Crise à l’hôpital : «Tout le système de santé a besoin d’un remède de cheval»

Le manque de personnel a fait doubler le nombre de fermetures de lits dans les établissements publics. Frédéric Valletoux, président de la Fédération hospitalière de France, estime que les revalorisations salariales ne répondront pas à tous les maux chez les infirmières et autres personnels.

«Tout nous fait penser que la situation est pire qu’avant la crise sanitaire», alerte Frédéric Valletoux, président de la Fédération hospitalière de France. LP/Olivier Corsan
«Tout nous fait penser que la situation est pire qu’avant la crise sanitaire», alerte Frédéric Valletoux, président de la Fédération hospitalière de France. LP/Olivier Corsan

    Frédéric Valletoux, le président de la Fédération hospitalière de France, confirme une situation critique dans les établissements publics et considère que le mal-être des infirmières et des autres soignants n’est qu’un des symptômes d’un système hospitalier qui nécessite « un remède de cheval ».

    Quelles sont les conséquences de la pénurie de main-d’œuvre à l’hôpital ?

    FRÉDÉRIC VALLETOUX. La tension sur les effectifs concerne toutes les professions de l’hôpital, y compris les emplois non médicaux. Cela entraîne des fermetures de lits dans des proportions plus importantes qu’avant la crise sanitaire. On n’est sans doute pas à 20 % comme le rapport de Jean-François Delfraissy publié ce mercredi l’indique, mais plutôt entre 5 et 10 %, ce qui représenterait le double de 2019. C’est lié aux difficultés de recrutement, à l’absentéisme, aux gens qui ont lâché prise, même s’il n’y a pas de grande vague de départs de l’hôpital. Une ou deux personnes en moins suffisent à rendre le travail inconfortable dans un service. Tout nous fait penser que la situation est pire qu’avant la crise.

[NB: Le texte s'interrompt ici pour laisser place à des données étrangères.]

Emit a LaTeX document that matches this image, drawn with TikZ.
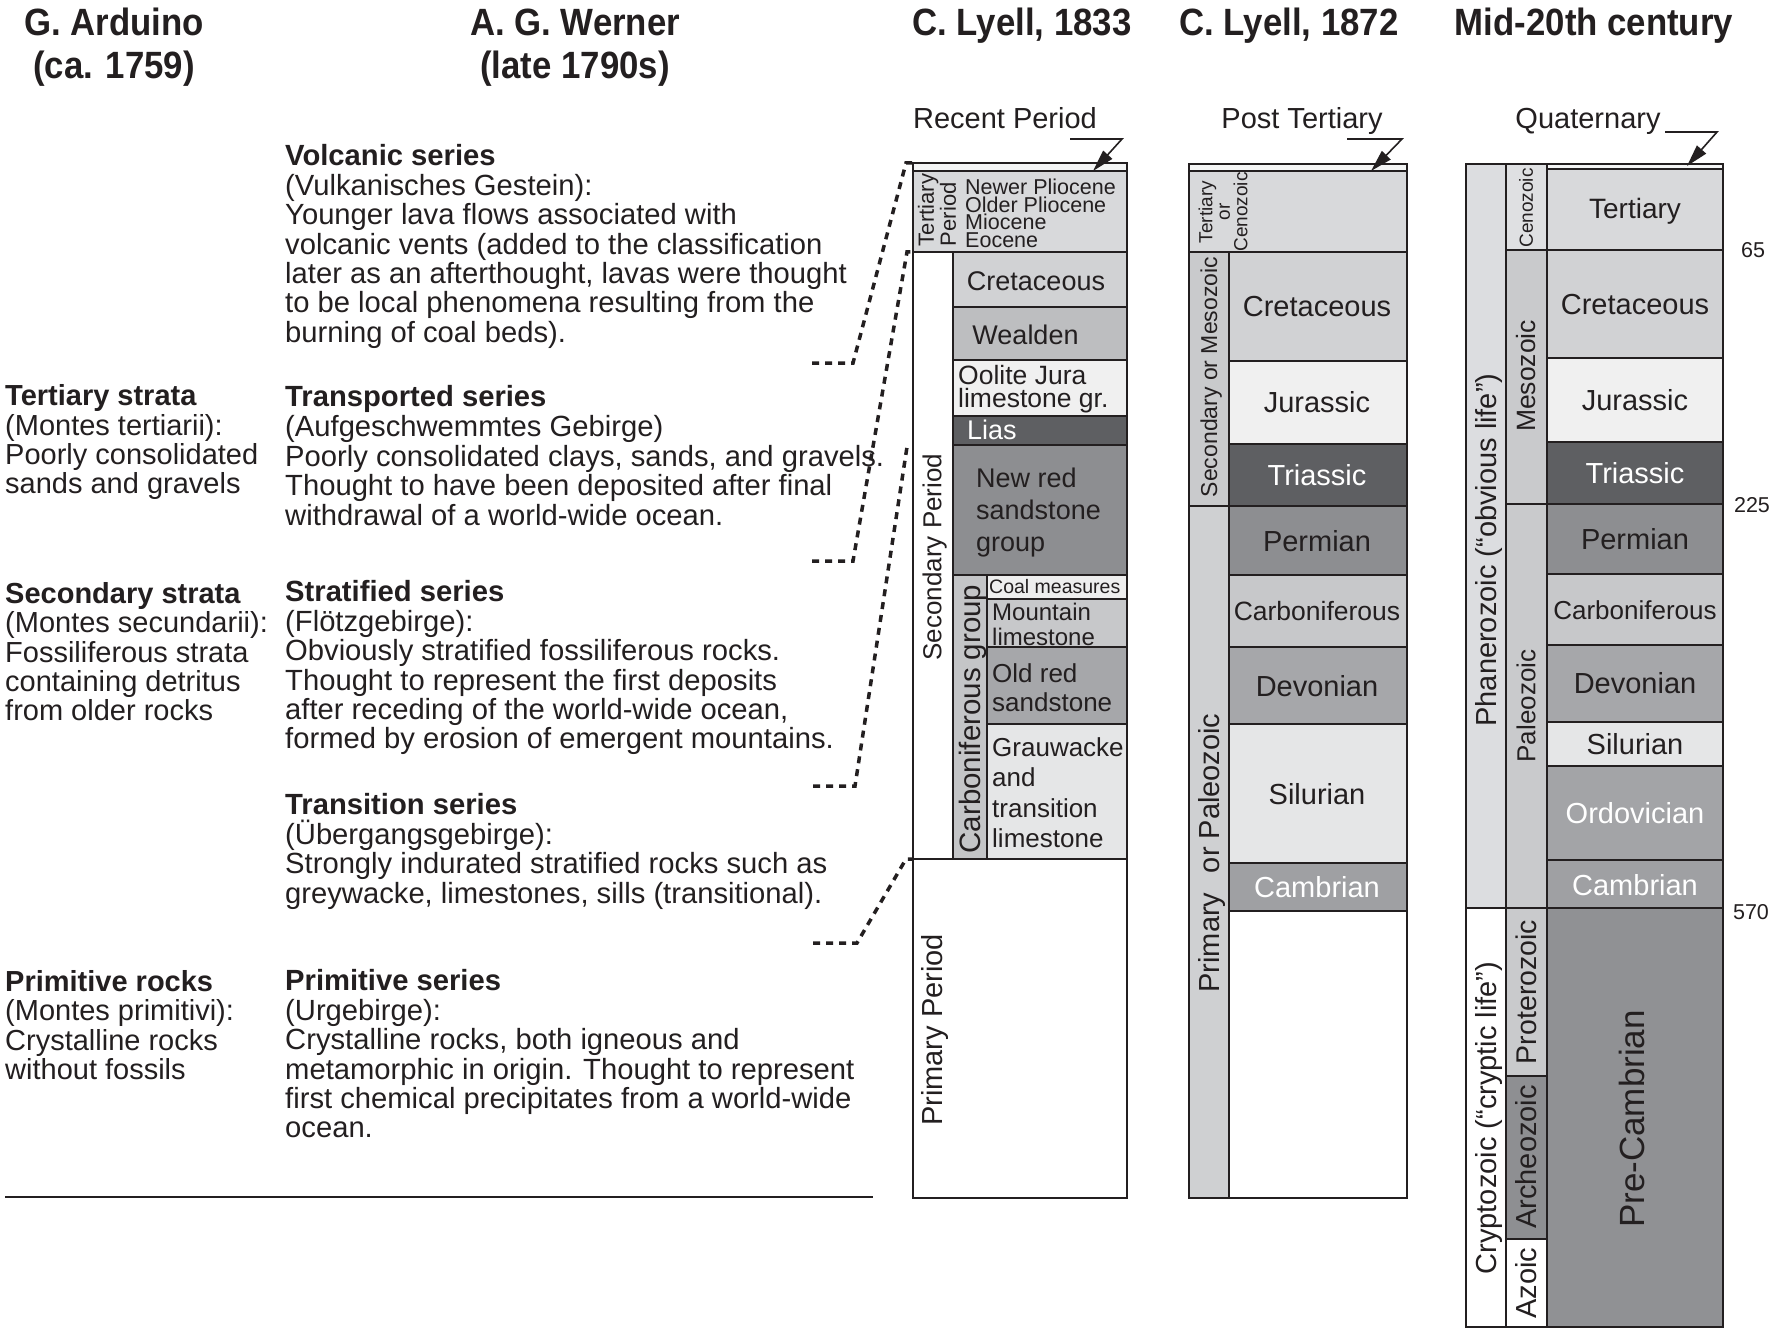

    Le manque de soignants menace-t-il la qualité des soins ?

    Je pense que non. L’hôpital est encore en capacité de faire face, dans ces conditions. Il ne faut pas laisser penser à la population que les hospitaliers ne feraient plus leur job. N’importe quelle personne qui ira aux urgences continuera d’être prise en charge et recevra les meilleurs soins. Mais on voit que le prix à payer est de plus en plus élevé pour des organisations mises à mal depuis deux ans. J’ai repris une tournée des hôpitaux, grands, petits, et moyens, et c’est toujours le même discours qui revient, avec un profond espoir que l’après-épidémie ne ressemble pas à l’avant et qu’il y ait de vraies réformes. Il faut s’attaquer aux difficultés du système plutôt que faire du colmatage à l’infini, comme c’est le cas depuis 15 ans.

    Le Ségur de la santé n’est pas une réponse suffisante ?

    Le Ségur de la santé (la grande consultation de l’ensemble des acteurs du secteur, en 2020, afin d’améliorer le système de soins) a été un rendez-vous historique, inédit, où le gouvernement a mis 8 milliards d’euros sur la table pour augmenter les rémunérations. C’est un élément important, mais l’autre question que posent les hospitaliers est : « À quoi on sert, quel est notre rôle ? » Ils ne veulent plus être ballottés par la régulation financière drastique, par la crise de la médecine de ville qui rejaillit sur l’hôpital, par une bureaucratie qui ne fait qu’augmenter. Tout le système de santé a besoin d’un remède de cheval.